Exercise task: Search the data for the string "this" and extract every line where it appears.

Figure scripts
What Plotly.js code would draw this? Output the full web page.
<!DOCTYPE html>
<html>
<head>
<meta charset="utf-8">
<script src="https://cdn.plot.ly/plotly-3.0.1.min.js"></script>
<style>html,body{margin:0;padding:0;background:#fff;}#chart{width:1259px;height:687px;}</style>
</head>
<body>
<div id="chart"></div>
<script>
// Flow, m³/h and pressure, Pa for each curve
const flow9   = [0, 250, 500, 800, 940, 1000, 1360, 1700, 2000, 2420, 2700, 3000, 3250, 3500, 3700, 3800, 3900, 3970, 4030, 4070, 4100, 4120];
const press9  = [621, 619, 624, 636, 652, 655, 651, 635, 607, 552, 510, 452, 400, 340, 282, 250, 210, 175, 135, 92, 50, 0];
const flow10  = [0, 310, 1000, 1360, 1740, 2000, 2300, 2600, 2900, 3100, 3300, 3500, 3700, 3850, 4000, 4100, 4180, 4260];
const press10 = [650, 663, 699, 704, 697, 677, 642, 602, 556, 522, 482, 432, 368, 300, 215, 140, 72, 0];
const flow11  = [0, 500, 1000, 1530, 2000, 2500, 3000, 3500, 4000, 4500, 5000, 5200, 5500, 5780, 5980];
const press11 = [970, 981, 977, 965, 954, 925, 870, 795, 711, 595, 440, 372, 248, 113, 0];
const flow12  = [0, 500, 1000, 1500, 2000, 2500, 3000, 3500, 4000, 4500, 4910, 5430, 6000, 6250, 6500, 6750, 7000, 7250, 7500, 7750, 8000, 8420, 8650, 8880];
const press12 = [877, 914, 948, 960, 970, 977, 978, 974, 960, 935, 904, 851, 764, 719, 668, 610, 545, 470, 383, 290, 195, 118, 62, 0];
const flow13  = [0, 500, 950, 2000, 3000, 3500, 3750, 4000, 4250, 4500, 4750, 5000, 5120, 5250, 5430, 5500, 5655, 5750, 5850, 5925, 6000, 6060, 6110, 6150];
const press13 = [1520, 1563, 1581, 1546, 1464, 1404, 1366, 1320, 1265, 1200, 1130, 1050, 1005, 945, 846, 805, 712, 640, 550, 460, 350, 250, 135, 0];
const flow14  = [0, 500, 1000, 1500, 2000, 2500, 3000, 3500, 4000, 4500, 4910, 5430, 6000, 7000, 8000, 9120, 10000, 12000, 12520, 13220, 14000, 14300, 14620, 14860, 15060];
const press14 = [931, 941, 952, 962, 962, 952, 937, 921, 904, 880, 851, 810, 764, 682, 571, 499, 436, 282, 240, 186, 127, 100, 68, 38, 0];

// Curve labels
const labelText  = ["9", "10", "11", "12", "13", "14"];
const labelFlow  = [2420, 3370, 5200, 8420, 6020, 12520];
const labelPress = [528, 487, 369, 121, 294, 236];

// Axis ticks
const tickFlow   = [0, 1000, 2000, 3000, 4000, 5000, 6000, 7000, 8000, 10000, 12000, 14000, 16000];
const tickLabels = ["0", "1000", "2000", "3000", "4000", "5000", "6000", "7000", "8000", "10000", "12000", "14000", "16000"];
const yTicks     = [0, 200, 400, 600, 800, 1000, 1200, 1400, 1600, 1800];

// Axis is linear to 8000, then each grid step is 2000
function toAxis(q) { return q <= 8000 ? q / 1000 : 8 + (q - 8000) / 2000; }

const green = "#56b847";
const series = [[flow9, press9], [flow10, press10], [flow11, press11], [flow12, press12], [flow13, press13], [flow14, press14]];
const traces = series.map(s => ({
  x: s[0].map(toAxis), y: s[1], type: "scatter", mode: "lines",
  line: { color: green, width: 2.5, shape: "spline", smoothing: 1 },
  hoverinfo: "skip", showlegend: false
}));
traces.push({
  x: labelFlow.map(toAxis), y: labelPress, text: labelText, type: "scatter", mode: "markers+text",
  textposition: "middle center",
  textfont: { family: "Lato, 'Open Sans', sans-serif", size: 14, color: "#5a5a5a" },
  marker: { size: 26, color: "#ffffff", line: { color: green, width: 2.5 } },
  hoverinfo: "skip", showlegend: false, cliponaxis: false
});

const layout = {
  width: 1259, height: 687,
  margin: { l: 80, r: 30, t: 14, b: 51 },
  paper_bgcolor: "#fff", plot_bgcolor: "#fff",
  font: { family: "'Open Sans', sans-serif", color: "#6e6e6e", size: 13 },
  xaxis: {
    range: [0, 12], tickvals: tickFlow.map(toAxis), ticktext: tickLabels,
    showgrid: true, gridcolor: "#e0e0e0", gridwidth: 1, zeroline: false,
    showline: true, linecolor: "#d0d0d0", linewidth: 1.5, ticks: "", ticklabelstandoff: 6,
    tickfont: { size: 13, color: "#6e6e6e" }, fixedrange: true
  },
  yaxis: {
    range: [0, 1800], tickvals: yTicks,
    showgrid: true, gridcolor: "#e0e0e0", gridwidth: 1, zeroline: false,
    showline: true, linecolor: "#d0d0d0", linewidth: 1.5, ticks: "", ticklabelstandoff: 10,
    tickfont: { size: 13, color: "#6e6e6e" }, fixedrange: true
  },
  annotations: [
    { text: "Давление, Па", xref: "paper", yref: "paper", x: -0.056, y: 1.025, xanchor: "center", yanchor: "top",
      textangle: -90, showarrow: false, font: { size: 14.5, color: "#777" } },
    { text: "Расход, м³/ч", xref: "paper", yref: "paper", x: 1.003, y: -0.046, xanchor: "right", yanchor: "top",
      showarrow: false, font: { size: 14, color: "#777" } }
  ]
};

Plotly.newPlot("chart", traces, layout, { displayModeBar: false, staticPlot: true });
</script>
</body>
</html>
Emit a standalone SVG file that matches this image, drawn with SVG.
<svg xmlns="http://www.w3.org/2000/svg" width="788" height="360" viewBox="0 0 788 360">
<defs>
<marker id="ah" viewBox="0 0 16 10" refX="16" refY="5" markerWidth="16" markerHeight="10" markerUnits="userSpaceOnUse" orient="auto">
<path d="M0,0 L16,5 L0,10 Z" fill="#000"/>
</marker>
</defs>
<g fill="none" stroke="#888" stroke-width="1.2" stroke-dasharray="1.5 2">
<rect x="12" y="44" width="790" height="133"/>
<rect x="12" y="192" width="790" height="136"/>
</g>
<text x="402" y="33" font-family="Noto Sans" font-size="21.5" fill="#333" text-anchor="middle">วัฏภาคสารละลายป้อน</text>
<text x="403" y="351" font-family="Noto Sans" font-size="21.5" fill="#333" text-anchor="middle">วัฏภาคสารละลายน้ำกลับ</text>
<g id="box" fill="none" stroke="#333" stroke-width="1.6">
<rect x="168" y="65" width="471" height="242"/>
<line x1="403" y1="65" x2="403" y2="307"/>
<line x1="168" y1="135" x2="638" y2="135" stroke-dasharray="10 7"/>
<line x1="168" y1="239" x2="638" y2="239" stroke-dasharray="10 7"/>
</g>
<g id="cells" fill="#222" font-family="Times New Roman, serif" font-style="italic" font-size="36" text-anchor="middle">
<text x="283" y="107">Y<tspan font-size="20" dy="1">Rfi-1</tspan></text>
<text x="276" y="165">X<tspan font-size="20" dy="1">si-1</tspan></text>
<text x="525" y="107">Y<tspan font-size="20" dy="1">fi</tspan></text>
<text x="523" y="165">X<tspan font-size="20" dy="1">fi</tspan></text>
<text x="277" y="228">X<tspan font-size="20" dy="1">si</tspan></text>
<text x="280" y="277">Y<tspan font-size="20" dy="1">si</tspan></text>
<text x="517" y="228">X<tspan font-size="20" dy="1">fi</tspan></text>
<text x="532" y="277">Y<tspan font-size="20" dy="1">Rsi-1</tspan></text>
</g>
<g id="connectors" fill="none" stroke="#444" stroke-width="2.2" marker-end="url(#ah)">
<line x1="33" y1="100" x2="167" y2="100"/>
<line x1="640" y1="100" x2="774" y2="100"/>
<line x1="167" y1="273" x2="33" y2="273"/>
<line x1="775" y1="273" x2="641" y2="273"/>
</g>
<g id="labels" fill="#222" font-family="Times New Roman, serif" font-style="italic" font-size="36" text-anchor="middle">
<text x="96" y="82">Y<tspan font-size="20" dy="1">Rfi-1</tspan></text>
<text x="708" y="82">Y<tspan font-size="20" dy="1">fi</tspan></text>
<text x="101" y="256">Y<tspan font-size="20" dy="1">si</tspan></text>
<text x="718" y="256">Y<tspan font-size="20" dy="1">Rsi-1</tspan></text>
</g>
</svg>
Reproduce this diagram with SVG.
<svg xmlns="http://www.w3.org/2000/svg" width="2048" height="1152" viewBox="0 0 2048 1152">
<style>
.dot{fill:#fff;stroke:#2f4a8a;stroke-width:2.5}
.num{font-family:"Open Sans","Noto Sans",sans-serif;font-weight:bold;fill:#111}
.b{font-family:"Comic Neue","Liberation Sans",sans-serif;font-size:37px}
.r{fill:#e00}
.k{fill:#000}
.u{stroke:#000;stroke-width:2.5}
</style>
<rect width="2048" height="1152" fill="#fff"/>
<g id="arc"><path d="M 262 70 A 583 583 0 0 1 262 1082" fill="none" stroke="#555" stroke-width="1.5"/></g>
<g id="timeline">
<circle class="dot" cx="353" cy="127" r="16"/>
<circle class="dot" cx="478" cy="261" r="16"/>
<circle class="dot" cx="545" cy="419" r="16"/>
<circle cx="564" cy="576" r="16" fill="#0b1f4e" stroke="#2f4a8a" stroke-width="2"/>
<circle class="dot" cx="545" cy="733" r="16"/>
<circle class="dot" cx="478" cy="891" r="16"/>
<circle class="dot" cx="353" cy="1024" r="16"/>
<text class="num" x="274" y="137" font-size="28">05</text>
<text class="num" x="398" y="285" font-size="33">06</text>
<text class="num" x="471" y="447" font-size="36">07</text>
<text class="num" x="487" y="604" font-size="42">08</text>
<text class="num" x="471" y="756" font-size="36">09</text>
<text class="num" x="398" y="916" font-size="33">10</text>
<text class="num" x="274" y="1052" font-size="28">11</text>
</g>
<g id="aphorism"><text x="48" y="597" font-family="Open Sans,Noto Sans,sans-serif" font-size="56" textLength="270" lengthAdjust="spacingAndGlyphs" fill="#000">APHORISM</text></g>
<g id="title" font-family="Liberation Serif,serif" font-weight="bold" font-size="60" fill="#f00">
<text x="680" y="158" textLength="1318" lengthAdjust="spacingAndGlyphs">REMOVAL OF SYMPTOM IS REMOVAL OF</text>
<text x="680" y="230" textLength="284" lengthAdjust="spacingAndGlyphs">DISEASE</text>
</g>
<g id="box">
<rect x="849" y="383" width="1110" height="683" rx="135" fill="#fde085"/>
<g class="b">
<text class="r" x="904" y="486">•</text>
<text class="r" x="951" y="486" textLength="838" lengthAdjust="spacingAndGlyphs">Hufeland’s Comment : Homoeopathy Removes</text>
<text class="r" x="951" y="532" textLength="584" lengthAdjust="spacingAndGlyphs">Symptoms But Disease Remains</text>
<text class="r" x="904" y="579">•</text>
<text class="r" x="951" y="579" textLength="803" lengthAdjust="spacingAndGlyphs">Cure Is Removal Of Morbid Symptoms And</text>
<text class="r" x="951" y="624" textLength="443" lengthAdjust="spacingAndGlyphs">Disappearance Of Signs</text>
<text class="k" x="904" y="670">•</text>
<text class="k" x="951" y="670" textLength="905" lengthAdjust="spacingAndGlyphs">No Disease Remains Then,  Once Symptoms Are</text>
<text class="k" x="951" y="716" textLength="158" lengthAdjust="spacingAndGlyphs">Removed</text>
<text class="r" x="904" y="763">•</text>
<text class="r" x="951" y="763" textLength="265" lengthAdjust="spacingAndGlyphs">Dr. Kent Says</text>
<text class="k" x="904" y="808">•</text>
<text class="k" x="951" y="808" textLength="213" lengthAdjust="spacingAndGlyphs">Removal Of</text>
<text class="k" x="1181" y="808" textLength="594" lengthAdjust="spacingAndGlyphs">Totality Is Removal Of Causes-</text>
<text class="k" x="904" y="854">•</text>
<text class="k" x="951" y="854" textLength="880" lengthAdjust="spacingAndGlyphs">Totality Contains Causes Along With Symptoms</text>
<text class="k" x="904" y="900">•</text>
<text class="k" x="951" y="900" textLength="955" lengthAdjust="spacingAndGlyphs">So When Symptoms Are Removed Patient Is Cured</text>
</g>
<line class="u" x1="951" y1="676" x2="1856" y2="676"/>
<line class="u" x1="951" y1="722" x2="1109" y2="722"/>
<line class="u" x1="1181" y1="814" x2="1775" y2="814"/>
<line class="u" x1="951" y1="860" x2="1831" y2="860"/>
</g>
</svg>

The response:
What Plotly.js code would draw this? Output the full web page.
Emit a standalone SVG file that matches this image, drawn with SVG.
Reproduce this diagram with SVG.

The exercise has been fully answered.